She told me why she had kept away – that we had been in a drama triangle (she went through therapy) she said that is why it ended and why she had kept away

Right… you mentioned a little bit about this drama triangle: that at first she promised she’d move closer to you, but then her ex, the mother of her kids, forbid her (I guess she has the right to veto moving to a different state?), and she backtracked on you. You felt very hurt and couldn’t accept it, and so you suggested you should date other people – basically pushing her away and initiating breakup.

She’s obviously been in therapy for that, and probably has worked through her anger and pain, and has forgiven you, I guess. That’s why her answer wasn’t cold and curt, but warm and heartfelt. She talked about her kids, which is sort of a neutral topic.  Maybe she thought you were interested in knowing how her kids are. And also, she likes your children, so she suggested a video chat with all of you together.

In all this I don’t see that she’s shown interest in renewing the relationship with you. It rather seems to me that she doesn’t hold a grudge against you any more – she’s healed and moved on – and that’s why she agreed to help you in your legal matter. She didn’t want to be a b**** and refuse you, specially if she has the resources to help you, and she’s healed from her wounds, so she can deal with you without getting triggered.

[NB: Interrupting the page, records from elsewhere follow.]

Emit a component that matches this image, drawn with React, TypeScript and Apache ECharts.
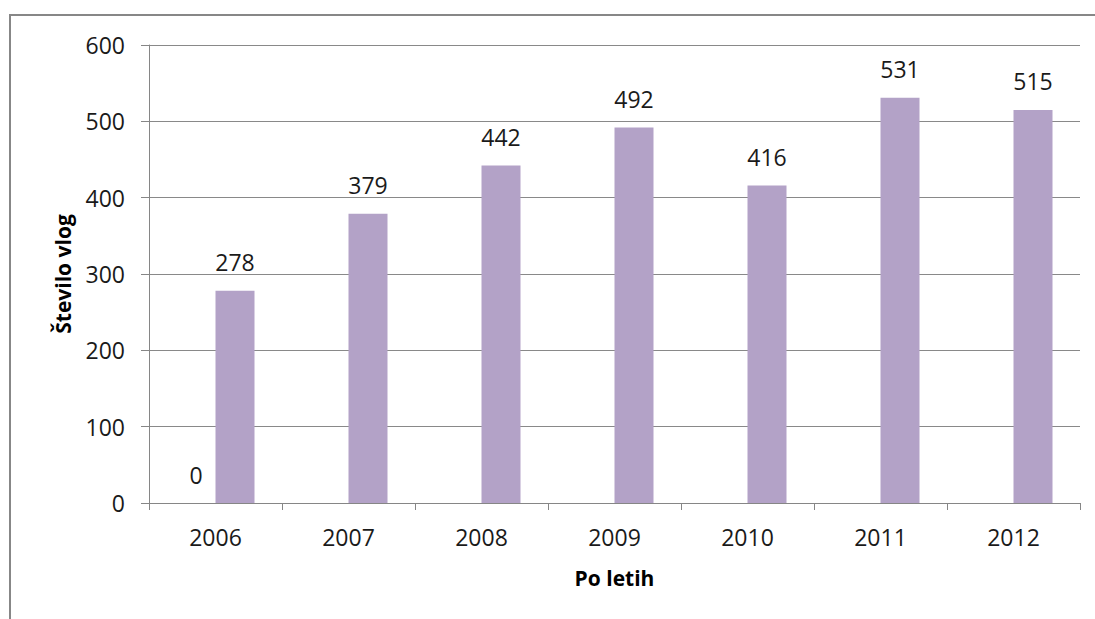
import React, { useEffect, useRef } from "react";
import * as echarts from "echarts";

const years = ["2006", "2007", "2008", "2009", "2010", "2011", "2012"];
const zeroSeries: (number | string)[] = [0, "-", "-", "-", "-", "-", "-"];
const applications = [278, 379, 442, 492, 416, 531, 515];
const yTicks = { min: 0, max: 600, interval: 100 };

const FONT = "'Open Sans', 'Noto Sans', sans-serif";

export default function App() {
  const ref = useRef<HTMLDivElement>(null);
  useEffect(() => {
    if (!ref.current) return;
    const chart = echarts.init(ref.current, undefined, { renderer: "svg" });
    const labelStyle = {
      show: true,
      position: "top" as const,
      distance: 17,
      fontFamily: FONT,
      fontSize: 23,
      color: "#1a1a1a",
    };
    chart.setOption({
      animation: false,
      backgroundColor: "#ffffff",
      textStyle: { fontFamily: FONT },
      graphic: [
        {
          type: "rect",
          shape: { x: 10, y: 15, width: 1200, height: 800 },
          style: { fill: "none", stroke: "#878787", lineWidth: 2 },
          silent: true,
        },
      ],
      grid: { left: 149, right: 15, top: 45, bottom: 116, containLabel: false },
      xAxis: {
        type: "category",
        data: years,
        name: "Po letih",
        nameLocation: "middle",
        nameGap: 64,
        nameTextStyle: { fontFamily: FONT, fontSize: 21, fontWeight: "bold", color: "#000" },
        axisLine: { show: true, lineStyle: { color: "#868686", width: 1 } },
        axisTick: { show: true, length: 7, interval: 0, lineStyle: { color: "#868686" } },
        axisLabel: { margin: 22, fontFamily: FONT, fontSize: 23, color: "#1a1a1a", interval: 0 },
        splitLine: { show: false },
      },
      yAxis: {
        type: "value",
        min: yTicks.min,
        max: yTicks.max,
        interval: yTicks.interval,
        name: "Število vlog",
        nameLocation: "middle",
        nameGap: 76,
        nameRotate: 90,
        nameTextStyle: { fontFamily: FONT, fontSize: 21, fontWeight: "bold", color: "#000" },
        axisLine: { show: true, lineStyle: { color: "#868686", width: 1 } },
        axisTick: { show: true, length: 8, lineStyle: { color: "#868686" } },
        axisLabel: { margin: 24, fontFamily: FONT, fontSize: 23, color: "#1a1a1a" },
        splitLine: { show: true, lineStyle: { color: "#898989", width: 1 } },
      },
      series: [
        {
          type: "bar",
          data: zeroSeries,
          barWidth: 39,
          barGap: "0%",
          itemStyle: { color: "#4F81BD" },
          label: labelStyle,
        },
        {
          type: "bar",
          data: applications,
          barWidth: 39,
          barGap: "0%",
          itemStyle: { color: "#B3A2C7" },
          label: labelStyle,
        },
      ],
    });
    return () => chart.dispose();
  }, []);
  return (
    <div
      ref={ref}
      style={{ position: "fixed", left: 0, top: 0, width: 1095, height: 619 }}
    />
  );
}
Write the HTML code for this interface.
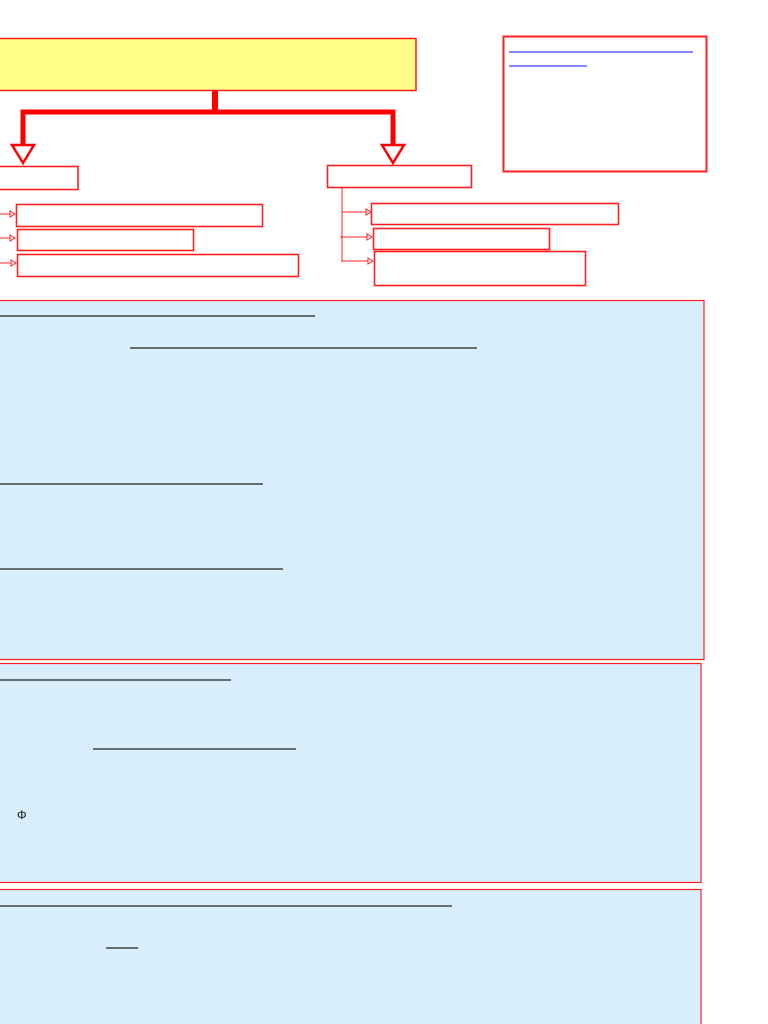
<!DOCTYPE html>
<html><head><meta charset="utf-8"><style>
html,body{margin:0;padding:0;background:#fff;width:768px;height:1024px;overflow:hidden}
svg{display:block}
text{font-family:"Liberation Sans",sans-serif}
</style></head><body>
<svg width="768" height="1024" viewBox="0 0 768 1024" xmlns="http://www.w3.org/2000/svg">
<rect x="-2" y="300.5" width="706" height="359" fill="#d8eefa" stroke="#ff2020" stroke-width="1.2"/>
<rect x="-2" y="663.5" width="703" height="219" fill="#d8eefa" stroke="#ff2020" stroke-width="1.2"/>
<rect x="-2" y="889.5" width="703" height="140" fill="#d8eefa" stroke="#ff2020" stroke-width="1.2"/>
<g stroke="#222" stroke-width="1.3">
<line x1="0" y1="316" x2="315" y2="316"/>
<line x1="130" y1="348" x2="477" y2="348"/>
<line x1="0" y1="484" x2="263" y2="484"/>
<line x1="0" y1="569" x2="283" y2="569"/>
<line x1="0" y1="680" x2="231" y2="680"/>
<line x1="93" y1="749" x2="296" y2="749"/>
<line x1="0" y1="906" x2="452" y2="906"/>
<line x1="106" y1="948" x2="138" y2="948"/>
</g>
<text x="17" y="819" font-size="12" fill="#111">Φ</text>
<rect x="-2" y="38.5" width="418" height="52" fill="#ffff88" stroke="#ff1a1a" stroke-width="1.5"/>
<g stroke="#ff0000" fill="none">
<line x1="215" y1="91" x2="215" y2="112" stroke-width="6"/>
<polyline points="23,146 23,112 393,112 393,146" stroke-width="5"/>
</g>
<polygon points="12,145 34,145 23,163" fill="#fff" stroke="#ff0000" stroke-width="2.5"/>
<polygon points="382,145 404,145 393,163" fill="#fff" stroke="#ff0000" stroke-width="2.5"/>
<g fill="#fff" stroke="#ff2020" stroke-width="1.6">
<rect x="-2" y="166.5" width="80" height="23"/>
<rect x="327.5" y="165.5" width="144" height="22"/>
<rect x="16.5" y="204.5" width="246" height="22"/>
<rect x="17.5" y="229.5" width="176" height="21"/>
<rect x="17.5" y="254.5" width="281" height="22"/>
<rect x="371.5" y="203.5" width="247" height="21"/>
<rect x="373.5" y="228.5" width="176" height="21"/>
<rect x="374.5" y="251.5" width="211" height="34"/>
<rect x="503.5" y="36.5" width="203" height="135" stroke-width="2"/>
</g>
<g stroke="#ff2020" stroke-width="1" fill="#fff">
<line x1="0" y1="214" x2="10" y2="214"/><polygon points="10,211 15,214 10,217"/>
<line x1="0" y1="238" x2="10" y2="238"/><polygon points="10,235 15,238 10,241"/>
<line x1="0" y1="263" x2="11" y2="263"/><polygon points="11,260 16,263 11,266"/>
<polyline points="342,188 342,262" fill="none"/>
<line x1="342" y1="212" x2="366" y2="212"/><polygon points="366,209 371,212 366,215"/>
<line x1="340" y1="237" x2="367" y2="237"/><polygon points="367,234 372,237 367,240"/>
<line x1="342" y1="261" x2="368" y2="261"/><polygon points="368,258 373,261 368,264"/>
</g>
<g stroke="#3344ff" stroke-width="1.3">
<line x1="509" y1="52" x2="693" y2="52"/>
<line x1="509" y1="66" x2="587" y2="66"/>
</g>
</svg>
</body></html>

Why send gifts to the kids, suggest a chat with , all of these things just to remind me that she has a partner and no longer loves me and wants anything to do with our lives ??

Because she likes your children and doesn’t mind staying in touch with them occasionally? Specially when they told her they love her and miss her, it’s only natural she told them she loves them and missed them too. And that she sent gifts. It’s a completely natural reaction – she is kind with your children and doesn’t want to hurt their feelings. But she also doesn’t initiate contact with them and only replies when they write to her.

This still fits the scenario where she doesn’t really want to renew the relationship with you, but nevertheless, is polite and helping you with your legal matter, and is kind to your children.